Su Casa es Mi Casa (Your Home is My Home) is a three part project in 8.5x11 drawings, cards, and video. These works are based on twelve meandering months of an itinerant artist sacrificing stability to focus on art by completing an MFA, showing work abroad, trying to find employment after graduation, and thus also trying to find a long term residence, especially where rising rent costs are prohibitive. Here, 26 surfaces slept in during that time are the focal point. The images are rendered in impermanent media in a style touching on the vulnerability and fragility of a dollhouse, yet in some cases are also reminiscent of an interior blueprint.

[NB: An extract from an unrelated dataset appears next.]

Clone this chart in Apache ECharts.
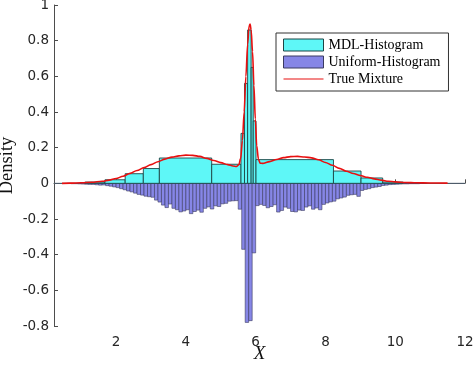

They are primarily recollections from memory vs. photographic representations. Therefore, the room renderings are wrought with inaccuracies and omissions. Words are imperceptible in the disorienting layered monologue which ponders the meaning of "home" for someone who has accepted nomadism and expansion through travel and creativity over domestic complacency, yet longs for a place to settle down. The disquieting incompleteness and constant change provides comfort through spaciousness and balances the alternative by thwarting staleness. On the other hand, constant movement is contrary to the stillness needed to support long term goals. Therefore, balance must be found between the two, just as it is required to build a house of cards. The concentration, energy, and persistence needed to succeed during this period of transition is apparent in the tension of the voice and motion of the builder and camera operators, Stephanie Reid and Todd Rychener.
Camera operation: Stephanie Reid and Todd Rychener
Illustrations, Direction, and Editing by Stephanie Reid.
To see the full sized drawings, visit: haikuflash.photoshelter.com/gallery/Su-Casa-es-Mi-Casa/G0000UW0W15mhFLE/C0000nFrmMwTH.y4
The full version of this video will be shown from August 19th - September 24th, 2017 for the exhibition Gimme Shelter at Columbia City Gallery in Seattle. The video loop is accompanied by a physical set of these cards, so that people can try to build with them, experience the frustration of the process of trying to build and rebuild repeatedly, then the relief and satisfaction that comes from completion, if they have the patience to make it that far.